By Yawen Chen and Ryan Woo
BEIJING (Reuters) – A proposal by two Chinese researchers to force couples with fewer than two children to pay into a “procreation fund” backfired on Friday, with critics calling it a “thoughtless” and “absurd” way to battle the problem of an ageing population.
Since 2016, China has allowed urban couples to have two children, replacing a decades-old one-child policy blamed for falling birth rates and a greying society, but the changes have not ushered in the hoped-for baby boom.
Births in mainland China fell by 3.5 percent last year due to fewer women of fertile age and the growing number of people delaying marriage and pregnancy.
But the suggestion of a fund to subsidize large families, out of annual contributions from people younger than 40 who have fewer than two children, or none, was widely panned.
“I’m really upset by its stupidity,” 21-year-old Ranny Lou responded to the suggestion of the procreation fund after it went viral on social media.
“Shall we hoard condoms and contraceptive pills now to profit when the government imposes curbs on purchasing these things in the future?”
Two researchers at a state-backed institute suggested the fund, as they looked for ways to counter the “precipitous fall” they anticipate in the birth rate in the next two to three years.
Until withdrawn on retirement of the contributor, or on the birth of a second child, the contributions will subsidize other families with more babies.
“The consequences of this trend of couples having fewer children will be very serious,” the researchers from the Yangtze River Industrial Economic Research Institute wrote.
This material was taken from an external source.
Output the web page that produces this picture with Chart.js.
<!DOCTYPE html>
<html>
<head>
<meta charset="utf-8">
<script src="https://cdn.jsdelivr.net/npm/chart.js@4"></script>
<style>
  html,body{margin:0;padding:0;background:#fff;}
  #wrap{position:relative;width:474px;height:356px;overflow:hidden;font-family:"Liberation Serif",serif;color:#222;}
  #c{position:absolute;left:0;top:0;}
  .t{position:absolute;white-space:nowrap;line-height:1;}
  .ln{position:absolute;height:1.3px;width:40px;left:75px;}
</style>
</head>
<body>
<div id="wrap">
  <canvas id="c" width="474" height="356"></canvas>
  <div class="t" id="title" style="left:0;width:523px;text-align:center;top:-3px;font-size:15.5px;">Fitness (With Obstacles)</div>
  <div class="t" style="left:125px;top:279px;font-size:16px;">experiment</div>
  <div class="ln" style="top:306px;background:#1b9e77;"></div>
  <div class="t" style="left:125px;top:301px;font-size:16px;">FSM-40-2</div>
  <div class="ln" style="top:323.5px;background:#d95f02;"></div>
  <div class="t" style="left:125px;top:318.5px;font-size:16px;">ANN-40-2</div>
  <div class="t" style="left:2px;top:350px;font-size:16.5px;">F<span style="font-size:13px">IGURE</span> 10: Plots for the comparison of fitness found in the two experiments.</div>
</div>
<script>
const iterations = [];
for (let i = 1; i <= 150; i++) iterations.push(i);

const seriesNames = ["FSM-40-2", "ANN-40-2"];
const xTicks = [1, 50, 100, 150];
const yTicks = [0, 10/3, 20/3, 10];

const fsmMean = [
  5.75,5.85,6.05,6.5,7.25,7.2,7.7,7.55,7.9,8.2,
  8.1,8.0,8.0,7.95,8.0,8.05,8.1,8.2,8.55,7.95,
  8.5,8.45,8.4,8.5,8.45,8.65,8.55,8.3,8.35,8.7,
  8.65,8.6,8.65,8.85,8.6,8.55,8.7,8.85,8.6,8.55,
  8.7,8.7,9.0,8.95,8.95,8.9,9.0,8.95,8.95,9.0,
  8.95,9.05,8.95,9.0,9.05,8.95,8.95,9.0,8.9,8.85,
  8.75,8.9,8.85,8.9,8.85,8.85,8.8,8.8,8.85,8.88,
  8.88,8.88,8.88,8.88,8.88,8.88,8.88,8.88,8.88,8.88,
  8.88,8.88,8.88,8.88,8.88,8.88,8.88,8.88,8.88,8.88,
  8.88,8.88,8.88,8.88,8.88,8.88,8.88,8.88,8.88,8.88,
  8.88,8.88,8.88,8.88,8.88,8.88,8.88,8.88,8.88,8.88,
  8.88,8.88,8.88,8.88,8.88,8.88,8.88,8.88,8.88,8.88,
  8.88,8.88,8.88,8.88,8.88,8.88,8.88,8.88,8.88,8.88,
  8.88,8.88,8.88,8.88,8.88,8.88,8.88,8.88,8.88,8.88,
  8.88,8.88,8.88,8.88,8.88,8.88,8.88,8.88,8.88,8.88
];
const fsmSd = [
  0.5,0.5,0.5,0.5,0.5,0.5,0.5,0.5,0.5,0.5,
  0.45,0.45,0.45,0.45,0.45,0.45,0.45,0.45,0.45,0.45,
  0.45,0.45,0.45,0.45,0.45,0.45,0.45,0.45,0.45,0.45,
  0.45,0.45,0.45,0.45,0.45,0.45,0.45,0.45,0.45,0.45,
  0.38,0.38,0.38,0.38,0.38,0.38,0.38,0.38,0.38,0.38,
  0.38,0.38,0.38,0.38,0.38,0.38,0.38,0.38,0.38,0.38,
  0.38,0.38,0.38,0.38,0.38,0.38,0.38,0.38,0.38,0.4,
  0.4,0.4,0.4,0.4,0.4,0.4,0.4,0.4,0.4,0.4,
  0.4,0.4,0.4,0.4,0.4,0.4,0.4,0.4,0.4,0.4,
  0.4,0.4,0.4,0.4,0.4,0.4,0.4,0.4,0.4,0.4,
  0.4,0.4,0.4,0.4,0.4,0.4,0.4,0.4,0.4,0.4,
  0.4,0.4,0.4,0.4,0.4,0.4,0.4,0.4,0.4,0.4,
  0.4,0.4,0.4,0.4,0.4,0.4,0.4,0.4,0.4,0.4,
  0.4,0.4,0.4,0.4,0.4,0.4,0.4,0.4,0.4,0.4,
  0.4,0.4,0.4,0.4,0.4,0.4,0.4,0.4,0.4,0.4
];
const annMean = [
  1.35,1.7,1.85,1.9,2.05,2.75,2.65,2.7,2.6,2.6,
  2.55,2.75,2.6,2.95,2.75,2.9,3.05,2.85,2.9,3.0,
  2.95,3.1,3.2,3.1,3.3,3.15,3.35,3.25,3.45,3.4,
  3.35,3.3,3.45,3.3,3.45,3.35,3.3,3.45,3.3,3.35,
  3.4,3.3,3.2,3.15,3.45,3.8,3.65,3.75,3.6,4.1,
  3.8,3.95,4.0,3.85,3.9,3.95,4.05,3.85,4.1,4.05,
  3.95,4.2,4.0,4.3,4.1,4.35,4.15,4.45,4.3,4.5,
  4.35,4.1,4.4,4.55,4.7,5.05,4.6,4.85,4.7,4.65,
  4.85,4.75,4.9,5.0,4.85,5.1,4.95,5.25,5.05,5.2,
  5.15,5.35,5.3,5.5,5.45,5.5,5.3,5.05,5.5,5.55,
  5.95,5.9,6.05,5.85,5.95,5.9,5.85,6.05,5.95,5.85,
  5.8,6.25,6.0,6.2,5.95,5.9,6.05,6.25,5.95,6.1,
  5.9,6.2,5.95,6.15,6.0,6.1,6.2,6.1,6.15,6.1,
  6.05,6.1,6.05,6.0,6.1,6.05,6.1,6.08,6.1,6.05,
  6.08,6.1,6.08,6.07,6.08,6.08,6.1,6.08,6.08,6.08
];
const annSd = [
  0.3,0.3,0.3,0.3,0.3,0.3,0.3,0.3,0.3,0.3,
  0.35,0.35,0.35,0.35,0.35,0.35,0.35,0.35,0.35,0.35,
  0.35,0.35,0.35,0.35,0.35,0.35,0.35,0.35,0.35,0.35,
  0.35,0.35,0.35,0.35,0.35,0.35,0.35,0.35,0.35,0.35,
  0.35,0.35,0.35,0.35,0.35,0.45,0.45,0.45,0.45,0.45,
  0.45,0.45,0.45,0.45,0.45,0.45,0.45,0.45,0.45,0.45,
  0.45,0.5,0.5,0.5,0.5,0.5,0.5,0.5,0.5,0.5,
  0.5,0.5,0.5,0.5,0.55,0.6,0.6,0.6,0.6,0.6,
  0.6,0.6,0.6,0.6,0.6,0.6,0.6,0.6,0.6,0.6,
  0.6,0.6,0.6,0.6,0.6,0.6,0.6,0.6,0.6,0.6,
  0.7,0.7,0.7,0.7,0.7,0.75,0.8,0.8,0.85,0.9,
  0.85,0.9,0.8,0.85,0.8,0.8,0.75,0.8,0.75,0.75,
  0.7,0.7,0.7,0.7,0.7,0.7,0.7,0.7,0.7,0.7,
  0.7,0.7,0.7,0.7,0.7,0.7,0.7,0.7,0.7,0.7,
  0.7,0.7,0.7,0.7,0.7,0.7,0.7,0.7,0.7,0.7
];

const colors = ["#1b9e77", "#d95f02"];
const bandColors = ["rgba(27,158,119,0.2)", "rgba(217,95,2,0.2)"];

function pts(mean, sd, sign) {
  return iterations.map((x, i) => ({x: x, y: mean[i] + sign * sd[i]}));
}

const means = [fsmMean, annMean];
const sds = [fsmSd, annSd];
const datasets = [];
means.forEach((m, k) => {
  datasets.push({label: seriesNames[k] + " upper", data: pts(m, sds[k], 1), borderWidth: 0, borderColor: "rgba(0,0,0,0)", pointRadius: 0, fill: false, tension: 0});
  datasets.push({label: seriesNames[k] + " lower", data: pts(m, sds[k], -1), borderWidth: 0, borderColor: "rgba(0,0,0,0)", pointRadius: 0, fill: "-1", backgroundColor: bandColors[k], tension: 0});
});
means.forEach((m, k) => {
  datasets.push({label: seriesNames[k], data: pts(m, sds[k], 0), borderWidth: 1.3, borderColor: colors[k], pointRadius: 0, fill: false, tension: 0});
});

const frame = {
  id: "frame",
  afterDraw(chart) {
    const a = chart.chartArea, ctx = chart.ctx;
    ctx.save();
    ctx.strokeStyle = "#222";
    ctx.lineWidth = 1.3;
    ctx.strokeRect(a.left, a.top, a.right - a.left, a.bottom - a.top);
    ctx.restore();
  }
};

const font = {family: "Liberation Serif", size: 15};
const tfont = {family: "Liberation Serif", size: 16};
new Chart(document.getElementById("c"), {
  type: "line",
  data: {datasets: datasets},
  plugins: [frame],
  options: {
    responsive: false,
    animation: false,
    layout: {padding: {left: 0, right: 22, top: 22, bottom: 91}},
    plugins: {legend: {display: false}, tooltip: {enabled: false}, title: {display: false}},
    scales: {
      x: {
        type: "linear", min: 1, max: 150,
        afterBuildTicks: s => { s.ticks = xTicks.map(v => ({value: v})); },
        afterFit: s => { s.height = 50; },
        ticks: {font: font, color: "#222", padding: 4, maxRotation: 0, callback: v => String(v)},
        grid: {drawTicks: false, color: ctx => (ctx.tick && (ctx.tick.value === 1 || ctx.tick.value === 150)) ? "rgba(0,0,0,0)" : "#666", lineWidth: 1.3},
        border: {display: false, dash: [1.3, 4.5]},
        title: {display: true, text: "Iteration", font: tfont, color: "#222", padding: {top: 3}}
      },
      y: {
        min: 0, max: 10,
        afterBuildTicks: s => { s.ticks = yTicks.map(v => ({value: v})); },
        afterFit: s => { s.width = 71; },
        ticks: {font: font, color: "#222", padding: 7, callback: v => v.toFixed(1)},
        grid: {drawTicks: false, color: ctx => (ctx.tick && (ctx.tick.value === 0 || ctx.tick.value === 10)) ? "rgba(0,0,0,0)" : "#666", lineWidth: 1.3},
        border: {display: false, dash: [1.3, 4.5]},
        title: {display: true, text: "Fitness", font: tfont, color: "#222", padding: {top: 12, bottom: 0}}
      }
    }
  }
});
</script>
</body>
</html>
State television took aim at the researchers’ proposal, published on Tuesday in the Xinhua Daily newspaper of the Communist Party in Jiangsu province, calling it “absurd” and “unbelievable”.
“We can encourage people to have more babies through propaganda and policy incentives, but we can’t punish families which opt to be childless or have fewer children in the name of creating a ‘procreation fund’,” CCTV said on its website on Friday.
Policymakers must offer tax cuts, incentives and greater public spending to allay young people’s concerns about the high cost of child rearing, CCTV added.
Authorities in some regions and cities have in recent months rolled out longer maternity leave and more subsidies for mothers bearing a second child.
But some critics worry the improved benefits will worsen deep-rooted discrimination against women at work as companies frown at rising costs.